Regardless of actual numbers, Tang and the others say that Falun Gong practitioners are persecuted because of their beliefs. Tang's 55-year-old mother has been arrested by the Chinese police several times since 2000. The first time occurred in October 2000, when police sent her to jail for 15 days and fined her approximately $1,500. The second time was in February 2001, before China's spring festival. The third time was in July 2002, after her husband, Tang's father, died.

And in April 2002, Tang says the Chinese authorities forced her mother and other practitioners to go on television and say something against Falun Gong.

"Everyone knows my mother's good people," Tang said.

Tang's neighbor, Amy Xue of Vienna, says the Chinese government had encouraged practitioners initially, but changed their minds as the movement grew.

"There were people practicing in the park, and the Chinese government began to investigate. There were too many people doing one thing," Xue said.

Like many Falun Gong practitioners who live outside of China, Tang cannot return to visit her family. Tang's last visit to China was in June 2000, but she says she doubts that she can return anytime soon. When her father died earlier this year, she couldn't go back because she was on the blacklist, even though Chinese custom dictates that Tang return home. Instead, Tang communicates with her mother over the phone, although she says both she and her mother know that the police can monitor their phone conversations.
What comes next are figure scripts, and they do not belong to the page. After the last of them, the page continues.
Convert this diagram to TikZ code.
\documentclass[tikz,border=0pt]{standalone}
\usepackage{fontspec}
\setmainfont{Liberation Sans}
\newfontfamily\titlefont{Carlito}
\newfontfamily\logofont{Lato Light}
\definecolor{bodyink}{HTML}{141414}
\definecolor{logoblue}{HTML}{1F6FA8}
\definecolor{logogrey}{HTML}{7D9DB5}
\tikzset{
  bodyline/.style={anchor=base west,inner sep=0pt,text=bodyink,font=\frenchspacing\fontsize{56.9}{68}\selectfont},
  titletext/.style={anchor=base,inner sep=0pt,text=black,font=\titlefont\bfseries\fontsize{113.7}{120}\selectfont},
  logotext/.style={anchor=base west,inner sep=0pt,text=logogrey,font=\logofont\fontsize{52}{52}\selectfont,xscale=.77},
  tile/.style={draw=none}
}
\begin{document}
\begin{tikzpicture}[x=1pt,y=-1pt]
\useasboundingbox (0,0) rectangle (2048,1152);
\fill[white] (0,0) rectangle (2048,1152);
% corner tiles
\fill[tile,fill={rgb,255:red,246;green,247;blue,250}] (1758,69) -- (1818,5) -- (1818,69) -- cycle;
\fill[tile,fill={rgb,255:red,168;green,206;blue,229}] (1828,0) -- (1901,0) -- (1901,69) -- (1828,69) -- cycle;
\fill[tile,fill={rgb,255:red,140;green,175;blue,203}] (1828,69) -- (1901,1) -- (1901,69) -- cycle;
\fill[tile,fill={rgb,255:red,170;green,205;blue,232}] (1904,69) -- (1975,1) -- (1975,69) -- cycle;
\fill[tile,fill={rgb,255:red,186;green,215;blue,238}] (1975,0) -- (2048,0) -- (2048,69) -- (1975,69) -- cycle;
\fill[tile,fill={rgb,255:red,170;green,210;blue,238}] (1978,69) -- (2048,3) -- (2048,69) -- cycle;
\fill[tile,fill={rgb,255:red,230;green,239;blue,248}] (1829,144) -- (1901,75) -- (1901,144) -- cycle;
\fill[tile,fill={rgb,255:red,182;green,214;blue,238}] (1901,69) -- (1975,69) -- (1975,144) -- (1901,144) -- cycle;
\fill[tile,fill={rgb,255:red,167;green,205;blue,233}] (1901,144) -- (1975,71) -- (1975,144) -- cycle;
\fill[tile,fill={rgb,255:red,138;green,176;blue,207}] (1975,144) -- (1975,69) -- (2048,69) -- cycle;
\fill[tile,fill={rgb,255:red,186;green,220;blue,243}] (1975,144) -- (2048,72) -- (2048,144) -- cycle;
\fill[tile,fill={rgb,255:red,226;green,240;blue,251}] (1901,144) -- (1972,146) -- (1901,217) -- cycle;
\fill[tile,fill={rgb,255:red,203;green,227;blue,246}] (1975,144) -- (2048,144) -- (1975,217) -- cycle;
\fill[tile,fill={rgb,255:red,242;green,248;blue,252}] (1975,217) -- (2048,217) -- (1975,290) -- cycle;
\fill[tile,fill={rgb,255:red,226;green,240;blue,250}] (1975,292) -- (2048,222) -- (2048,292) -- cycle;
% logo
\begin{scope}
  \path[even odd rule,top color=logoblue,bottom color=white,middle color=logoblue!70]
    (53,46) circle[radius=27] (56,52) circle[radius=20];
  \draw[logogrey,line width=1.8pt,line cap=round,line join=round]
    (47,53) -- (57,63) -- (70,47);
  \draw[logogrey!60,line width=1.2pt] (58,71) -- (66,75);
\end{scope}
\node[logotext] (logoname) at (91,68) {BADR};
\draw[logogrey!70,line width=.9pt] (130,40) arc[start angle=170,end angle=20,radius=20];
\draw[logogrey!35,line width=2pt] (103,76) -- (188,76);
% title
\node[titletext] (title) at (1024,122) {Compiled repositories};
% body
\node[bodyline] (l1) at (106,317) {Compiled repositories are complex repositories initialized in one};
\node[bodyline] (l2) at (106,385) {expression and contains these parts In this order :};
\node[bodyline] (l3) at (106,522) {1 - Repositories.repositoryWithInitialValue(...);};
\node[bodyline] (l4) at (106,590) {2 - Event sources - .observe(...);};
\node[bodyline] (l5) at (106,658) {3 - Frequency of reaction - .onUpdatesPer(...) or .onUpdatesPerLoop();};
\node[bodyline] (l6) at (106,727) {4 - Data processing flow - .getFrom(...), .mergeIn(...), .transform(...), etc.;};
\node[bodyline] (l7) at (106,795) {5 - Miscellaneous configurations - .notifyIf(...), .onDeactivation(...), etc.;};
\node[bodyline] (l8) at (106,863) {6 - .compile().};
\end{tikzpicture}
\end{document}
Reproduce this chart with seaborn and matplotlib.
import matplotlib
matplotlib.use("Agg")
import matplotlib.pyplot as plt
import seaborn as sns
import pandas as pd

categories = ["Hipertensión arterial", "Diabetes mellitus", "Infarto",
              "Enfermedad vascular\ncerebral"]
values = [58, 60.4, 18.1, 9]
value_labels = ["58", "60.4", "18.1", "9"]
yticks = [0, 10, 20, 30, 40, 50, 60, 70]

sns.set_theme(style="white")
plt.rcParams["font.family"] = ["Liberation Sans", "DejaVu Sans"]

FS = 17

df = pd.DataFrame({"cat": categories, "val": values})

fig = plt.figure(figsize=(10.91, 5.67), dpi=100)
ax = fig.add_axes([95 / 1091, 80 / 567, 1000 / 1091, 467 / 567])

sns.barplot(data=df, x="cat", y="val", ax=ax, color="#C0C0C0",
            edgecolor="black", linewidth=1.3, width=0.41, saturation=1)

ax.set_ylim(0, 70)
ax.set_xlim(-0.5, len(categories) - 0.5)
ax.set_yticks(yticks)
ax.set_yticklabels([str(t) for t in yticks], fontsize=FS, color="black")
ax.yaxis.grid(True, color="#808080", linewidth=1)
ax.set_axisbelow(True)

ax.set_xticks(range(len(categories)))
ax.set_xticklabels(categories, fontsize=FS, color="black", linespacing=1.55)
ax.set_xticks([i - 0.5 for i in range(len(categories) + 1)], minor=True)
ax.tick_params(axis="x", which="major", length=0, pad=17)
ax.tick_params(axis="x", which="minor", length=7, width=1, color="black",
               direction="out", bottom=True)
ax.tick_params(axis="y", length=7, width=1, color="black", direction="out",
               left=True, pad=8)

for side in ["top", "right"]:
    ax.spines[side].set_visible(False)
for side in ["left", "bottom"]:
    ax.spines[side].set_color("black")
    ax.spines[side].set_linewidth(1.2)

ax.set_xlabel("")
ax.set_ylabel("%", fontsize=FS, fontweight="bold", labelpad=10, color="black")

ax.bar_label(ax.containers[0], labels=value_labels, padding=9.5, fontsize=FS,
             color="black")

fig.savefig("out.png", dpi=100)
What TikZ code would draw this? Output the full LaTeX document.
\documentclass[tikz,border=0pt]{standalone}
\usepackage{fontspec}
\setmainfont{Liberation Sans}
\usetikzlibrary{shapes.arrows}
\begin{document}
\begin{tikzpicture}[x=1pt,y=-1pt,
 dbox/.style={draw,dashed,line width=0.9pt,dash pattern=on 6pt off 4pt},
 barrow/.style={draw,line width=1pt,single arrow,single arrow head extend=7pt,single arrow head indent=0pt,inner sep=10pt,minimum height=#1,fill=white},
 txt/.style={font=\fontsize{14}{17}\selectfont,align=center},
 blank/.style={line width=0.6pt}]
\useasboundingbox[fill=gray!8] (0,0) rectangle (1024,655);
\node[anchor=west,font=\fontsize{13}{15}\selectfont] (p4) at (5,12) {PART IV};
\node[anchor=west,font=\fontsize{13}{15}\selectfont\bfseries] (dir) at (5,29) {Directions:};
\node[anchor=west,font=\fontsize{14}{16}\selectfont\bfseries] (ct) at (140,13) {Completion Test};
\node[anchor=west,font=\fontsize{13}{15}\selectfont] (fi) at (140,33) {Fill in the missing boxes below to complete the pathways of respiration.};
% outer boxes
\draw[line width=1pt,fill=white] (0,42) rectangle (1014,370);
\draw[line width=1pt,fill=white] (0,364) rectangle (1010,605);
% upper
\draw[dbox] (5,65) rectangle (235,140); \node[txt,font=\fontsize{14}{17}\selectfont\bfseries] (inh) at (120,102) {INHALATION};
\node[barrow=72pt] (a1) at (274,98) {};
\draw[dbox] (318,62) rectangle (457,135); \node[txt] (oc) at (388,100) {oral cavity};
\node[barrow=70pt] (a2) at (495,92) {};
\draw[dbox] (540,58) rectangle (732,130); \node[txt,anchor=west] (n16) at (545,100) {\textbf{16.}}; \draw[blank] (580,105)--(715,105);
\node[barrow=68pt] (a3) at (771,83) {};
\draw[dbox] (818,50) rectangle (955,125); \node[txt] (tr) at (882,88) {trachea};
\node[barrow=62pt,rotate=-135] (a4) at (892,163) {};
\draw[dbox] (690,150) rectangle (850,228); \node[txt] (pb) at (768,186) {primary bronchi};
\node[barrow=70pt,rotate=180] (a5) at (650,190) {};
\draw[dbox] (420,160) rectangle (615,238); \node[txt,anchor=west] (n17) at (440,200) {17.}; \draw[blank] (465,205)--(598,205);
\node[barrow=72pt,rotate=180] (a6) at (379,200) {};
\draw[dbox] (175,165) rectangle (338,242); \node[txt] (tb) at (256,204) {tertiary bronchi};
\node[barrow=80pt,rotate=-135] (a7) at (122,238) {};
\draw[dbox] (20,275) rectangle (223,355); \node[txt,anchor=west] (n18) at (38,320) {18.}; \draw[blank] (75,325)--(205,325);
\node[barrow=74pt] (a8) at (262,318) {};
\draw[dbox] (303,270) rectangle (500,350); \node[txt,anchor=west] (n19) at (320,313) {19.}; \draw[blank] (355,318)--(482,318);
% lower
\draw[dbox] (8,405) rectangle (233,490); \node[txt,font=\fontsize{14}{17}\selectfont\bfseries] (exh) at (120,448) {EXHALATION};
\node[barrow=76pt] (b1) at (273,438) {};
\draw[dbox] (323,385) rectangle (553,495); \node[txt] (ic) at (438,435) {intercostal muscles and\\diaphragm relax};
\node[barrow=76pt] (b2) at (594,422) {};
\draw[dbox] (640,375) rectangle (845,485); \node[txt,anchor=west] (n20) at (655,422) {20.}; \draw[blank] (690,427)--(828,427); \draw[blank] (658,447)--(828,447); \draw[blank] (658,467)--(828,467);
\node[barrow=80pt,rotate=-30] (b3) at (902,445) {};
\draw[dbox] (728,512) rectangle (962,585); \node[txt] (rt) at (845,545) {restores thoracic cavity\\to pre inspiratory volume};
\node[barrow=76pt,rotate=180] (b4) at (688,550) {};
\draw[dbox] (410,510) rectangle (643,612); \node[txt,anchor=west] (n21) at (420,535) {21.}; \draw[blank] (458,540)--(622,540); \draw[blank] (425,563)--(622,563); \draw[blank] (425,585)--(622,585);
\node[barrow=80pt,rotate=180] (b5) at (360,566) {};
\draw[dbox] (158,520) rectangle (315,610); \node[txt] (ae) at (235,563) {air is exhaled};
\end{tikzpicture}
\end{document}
If she tried to return, Xue says the police could detain Tang.

"If caught, you could be put into jail and tortured," Xue said.

Tang and her husband Yong Hui and daughter Linda Wang all practice Falun Gong. Even her husband is on the blacklist, Tang says. He found out he was on the blacklist when the Icelandic government denied him entrance to their country during Jiang's visit to Iceland in June 2002.

"I couldn't get in," Yong Hui said.

Although practitioners face persecution in China, some wonder if they're being monitored even in the United States. Ware says that a member might have had a phone bugged. In another instance, when Falun Gong members successfully reserved hotel rooms a month before a stateside Jiang visit, the members were told one week before Jiang's visit that the hotel was booked, Lee said.

"I think we do tend to feel safe, but from time to time, we do feel like we're being watched," Lee said.

However, despite these concerns, members say they will continue to practice and spread the word.

"She's one who's really quite active," said Lee of Tang. "I really admire all her energy and efforts" to inform others about the Chinese persecution about Falun Gong.

When Tang and Xue protest Jiang's visit to Texas this week, they won't use slogans or shouting. Instead, they will practice the Falun Gong exercises and engage in a peaceful protest.

"We'll do exercises, hold the banner, and tell Zemin and Bush that persecution should be stopped," Xue said.